# I can't be a surrogate :(



## junemomma09

Ive know for a little while but just wanted to share. Also wanted to see if anyone else was in the same boat as I am. Apparently I can't be a gestational surrogate even because I'm part Native American. Though I don't really understand why my ethnic background makes me ineligible to carry someone elses baby. It's not like it's my genetics. Plus because I had placenta previa with my son I'm automatically disqualified :( though the placenta moved completely out of the way by 30 weeks. My pregnancy with my daughter was pretty much normal, except for the hyperemesis I suffered from in the first trimester. But other than that, went just fine. I had her at 38 + 6 days and she even had an apgar score of 9. I'm otherwise a very healthy person, aside from the complications I suffered with my pregnancy with my son, I've never had any problems. It just sucks I can't help another family like I wanted to.


----------



## Butterfly89

WAIIIIT - what?! That is completely disgusting. I'm native too.. from Canada. I've never heard of that? I'm sure the person who told you that could be charged even for discrimination! That should be reportable to the Human Rights Commission. The only connection I can make is that native women TEND to be more prone to gestational diabetes, but that is most likely related to traditional diet and/or diets of people who are struggling on the rez's.

But honestly, many ethnic backgrounds have different predispositions to things... And if it's not even your genes... Wow. :( I'm sorry hun, that's terrible. You must be a beautiful person to want to give someone the gift of your womb for their LO. I can't even put into words how it would feel to have someone do that for me, and its likely I will have to have a surrogate. 

And placenta previa I know can be isolated to one pregnancy, not necessarily that it would happen again, so hmm. That is just terrible! It really does sound like discrimination. :(


----------



## Septie

Oh:hugs: - to want to be a surrogate is sooo special! It really is disappointing for you and for any potential family that you can't be one...
But I doubt it has anything to do with discrimination: Most likely, it's to protect your health or the health of the baby.

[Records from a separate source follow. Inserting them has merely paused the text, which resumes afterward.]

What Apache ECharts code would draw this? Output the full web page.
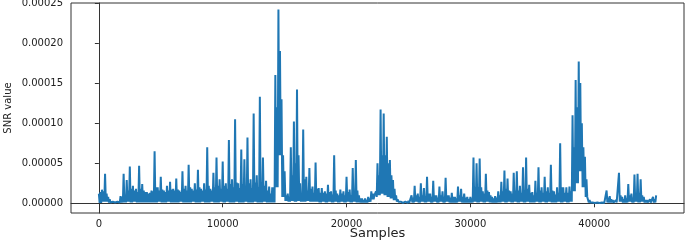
<!DOCTYPE html>
<html>
<head>
<meta charset="utf-8">
<script src="https://cdn.jsdelivr.net/npm/echarts@6/dist/echarts.min.js"></script>
<style>
  html, body { margin: 0; padding: 0; background: #fff; }
  #chart { width: 685px; height: 240px; }
</style>
</head>
<body>
<div id="chart"></div>
<script>
// SNR, one window per 250 samples, values in units of 1e-6
const binSize = 250;
// highest spike in each window
const peaks = [
  12, 17, 37, 8, 2, 3, 2, 9, 37, 29,
  46, 22, 18, 47, 24, 14, 12, 16, 65, 20,
  33, 16, 22, 27, 18, 31, 16, 40, 22, 48,
  18, 25, 42, 18, 25, 70, 18, 38, 57, 30,
  52, 25, 79, 30, 105, 25, 67, 55, 82, 30,
  112, 35, 133, 57, 28, 21, 20, 160, 242, 130,
  40, 12, 70, 102, 142, 25, 92, 33, 44, 21,
  51, 19, 19, 15, 23, 15, 60, 12, 17, 15,
  33, 17, 44, 54, 10, 6, 6, 8, 15, 10,
  50, 117, 112, 83, 54, 29, 10, 3, 2, 2,
  3, 10, 22, 12, 25, 19, 33, 12, 28, 10,
  21, 15, 32, 10, 13, 8, 21, 18, 12, 8,
  8, 57, 50, 56, 15, 37, 14, 8, 9, 15,
  27, 41, 31, 15, 38, 40, 22, 45, 57, 23,
  14, 28, 45, 20, 33, 20, 48, 15, 20, 75,
  20, 20, 21, 110, 154, 177, 100, 58, 10, 2,
  1, 1, 1, 2, 16, 9, 4, 4, 38, 8,
  10, 24, 12, 36, 37, 30, 8, 4, 5, 8,
  10
];
// height of the dense noise band in each window
const fills = [
  14, 15, 12, 5, 2, 2, 2, 8, 10, 16,
  18, 16, 14, 18, 16, 14, 13, 15, 20, 16,
  17, 14, 16, 17, 16, 17, 14, 18, 16, 20,
  16, 17, 20, 16, 17, 22, 16, 20, 22, 18,
  22, 18, 24, 20, 26, 19, 24, 22, 25, 19,
  26, 20, 26, 22, 16, 12, 20, 120, 190, 60,
  10, 8, 35, 50, 60, 12, 30, 16, 18, 13,
  18, 13, 13, 12, 14, 11, 16, 10, 12, 10,
  14, 10, 15, 16, 6, 4, 4, 6, 12, 15,
  35, 60, 60, 50, 35, 18, 5, 2, 1, 1,
  2, 7, 10, 8, 10, 9, 12, 8, 10, 7,
  10, 8, 10, 7, 8, 6, 10, 8, 7, 5,
  6, 20, 20, 20, 12, 16, 10, 6, 7, 10,
  15, 18, 16, 12, 16, 16, 13, 16, 18, 13,
  10, 13, 16, 13, 15, 13, 16, 11, 13, 20,
  13, 13, 15, 70, 120, 150, 70, 30, 4, 1,
  1, 1, 1, 1, 7, 5, 3, 3, 10, 5,
  6, 10, 7, 12, 13, 10, 4, 3, 3, 5
];
// lowest value in each window
const troughs = [
  0.5, 2, 2, 1, 1, 1, 1, 1, 1, 2,
  1, 2, 1, 1, 1, 1, 1, 1, 1, 2,
  1, 1, 2, 1, 1, 1, 2, 1, 1, 1,
  2, 1, 1, 2, 1, 1, 2, 1, 1, 2,
  1, 2, 1, 1, 2, 1, 1, 2, 1, 1,
  2, 1, 1, 2, 1, 1, 1, 20, 60, 8,
  3, 2, 3, 2, 3, 2, 2, 3, 2, 2,
  2, 1, 2, 1, 2, 1, 2, 1, 2, 1,
  2, 1, 2, 1, 1, 1, 1, 2, 5, 8,
  10, 12, 10, 8, 6, 4, 2, 1, 0.5, 0.5,
  0.5, 1, 2, 1, 2, 1, 2, 1, 2, 1,
  2, 1, 2, 1, 1, 1, 2, 1, 1, 1,
  1, 2, 1, 2, 1, 2, 1, 1, 1, 1,
  2, 1, 2, 1, 2, 1, 2, 1, 2, 1,
  1, 2, 1, 2, 1, 2, 1, 1, 2, 1,
  2, 1, 2, 15, 25, 40, 20, 8, 1, 0.5,
  0.5, 0.5, 0.5, 0.5, 1, 1, 1, 1, 2, 1,
  1, 2, 1, 2, 1, 2, 1, 1, 1, 1
];
const xTicks = [0, 10000, 20000, 30000, 40000];
const yTicks = [0, 0.00005, 0.0001, 0.00015, 0.0002, 0.00025];

// within each window: spike, low, noise band, low
const points = [];
peaks.forEach((p, i) => {
  const x0 = i * binSize;
  points.push([x0, p * 1e-6]);
  if (i < troughs.length) {
    points.push([x0 + binSize / 4, troughs[i] * 1e-6]);
    points.push([x0 + binSize / 2, fills[i] * 1e-6]);
    points.push([x0 + (3 * binSize) / 4, troughs[i] * 1e-6]);
  }
});

const font = "DejaVu Sans";
const chart = echarts.init(document.getElementById("chart"));
const option = {
  animation: false,
  backgroundColor: "#fff",
  grid: {
    left: 71, right: 1, top: 3, bottom: 27,
    containLabel: false,
    outerBoundsMode: "none",
    show: true, borderColor: "#333", borderWidth: 1
  },
  xAxis: {
    type: "value",
    min: -2250,
    max: 47250,
    name: "Samples",
    nameLocation: "middle",
    nameGap: 14,
    nameMoveOverlap: false,
    nameTextStyle: { fontFamily: font, fontSize: 13, color: "#222" },
    axisLine: { show: true, lineStyle: { color: "#333" } },
    axisTick: { show: true, length: 4, customValues: xTicks, lineStyle: { color: "#333" } },
    axisLabel: {
      customValues: xTicks,
      fontFamily: font, fontSize: 10, color: "#222", margin: 6,
      formatter: (v) => String(v)
    },
    splitLine: { show: false }
  },
  yAxis: {
    type: "value",
    min: -0.0000121,
    max: 0.00025,
    name: "SNR value",
    nameLocation: "middle",
    nameGap: 58,
    nameMoveOverlap: false,
    nameTextStyle: { fontFamily: font, fontSize: 10, color: "#222" },
    axisLine: { show: true, lineStyle: { color: "#333" } },
    axisTick: { show: true, length: 4, customValues: yTicks, lineStyle: { color: "#333" } },
    axisLabel: {
      customValues: yTicks,
      fontFamily: font, fontSize: 10, color: "#222", margin: 8,
      formatter: (v) => v.toFixed(5)
    },
    splitLine: { show: false }
  },
  series: [
    {
      type: "line",
      data: points,
      showSymbol: false,
      lineStyle: { width: 2, color: "#1f77b4" },
      itemStyle: { color: "#1f77b4" }
    }
  ]
};
chart.setOption(option);
</script>
</body>
</html>
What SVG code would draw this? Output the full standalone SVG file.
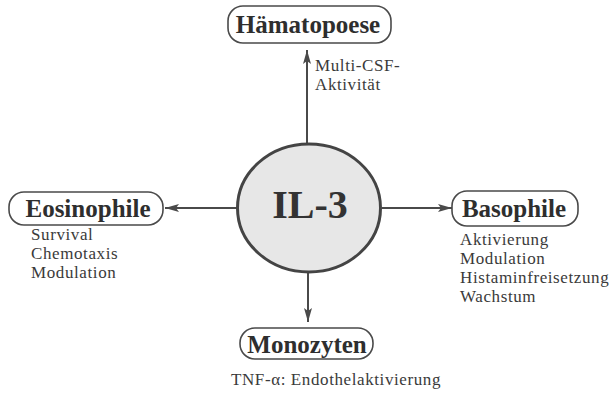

Placenta previa during a prior pregnancy is a risk factor for future pregnancies, and I suspect (but don't really know) that your genetic background may pre-dispose you to some pregnancy complications (whether it be gestational diabetes, high blood pressure etc.). The docs can't take the slightest risk of endangering the life of a surrogate...


----------



## junemomma09

Yeah I'm not even sure what being native American has to do with any complications. But I'm not even 100% native american, I'm just a small percentage. I don't get it either. I really did want to help another family have a little baby. All I wanted to do was CARRY the baby. It wasn't even going to be blood related. I spoke with my OB/GYN and she said that placenta previa is an isolated occurence and that it doesn't necessarily mean I will have it again. But that they would just watch more carefully for it in future pregnancies, but she doesn't see any reason why I can carry any future pregnancies without complications. She said it couldve been something as simple as low progesterone and they would just put me on medication in the future if that's the case. 
That's one of the questions though on the initial questionnaire, it asks about your ethnic background. Apparently if you're from certain parts of Europe you can't be a surrogate either. Funny thing is, everyone derived from the same place. It's crazy how they do things. The fact that I can't help another family bothers me, not because they said I can't but because it was something that really meant something to me. To be able to give such a precious gift like that and to see another couple so incredibly happy. 
But it's nice I get to talk about it. Thanks ladies for listening :)


----------



## Milty

Does it have to do with legal matters? By that I mean can it be because you have the ability to go to tribal land and stay there by keeping any baby you were carring? Sadly I have seen other tribe members get out of contracts and such in this manner.


----------



## Butterfly89

That's so weird. I'm only 1/4 native, but I grew up around the culture with a lot of native friends. I've never heard of the tribal contract thing; must be American. As far as I know, in Canada reserves are still subject to all the same laws as anywhere else. 

I'm curious now if I would be allowed to be a surrogate... I actually know I couldn't for health reasons, but hm. Do you apply through an individual agency or is it through government services?


----------



## junemomma09

Butterfly89 said:


> That's so weird. I'm only 1/4 native, but I grew up around the culture with a lot of native friends. I've never heard of the tribal contract thing; must be American. As far as I know, in Canada reserves are still subject to all the same laws as anywhere else.
> 
> I'm curious now if I would be allowed to be a surrogate... I actually know I couldn't for health reasons, but hm. Do you apply through an individual agency or is it through government services?

Well this is through private surrogacy programs. I don't even know if they have any programs through the government. But I'd have to prove I'm part native American in order to receive any of the benefits they get, such as paid college tuition, etc. So I couldn't flee to any reservation, not that I'd want to anyway. I'm going to eventually have more children of my own, but I would never keep a child that wasn't mine. I mean the baby wouldn't even be biologically mine. I just don't understand how some of these women keep these babies when they have no blood relation to the child they're carrying. But such is life....


----------



## Hotpink_Mom

Well thats just plan wrong.


----------



## QuintinsMommy

I dont understand why a native-Canadian wouldnt be alowed to be a surrogate mother?


----------



## xvmomovx

In America when a parent gives up all parental rights it can be contested by a tribe and there is a law in place that gives them the right to adopt that baby. This could be why.


----------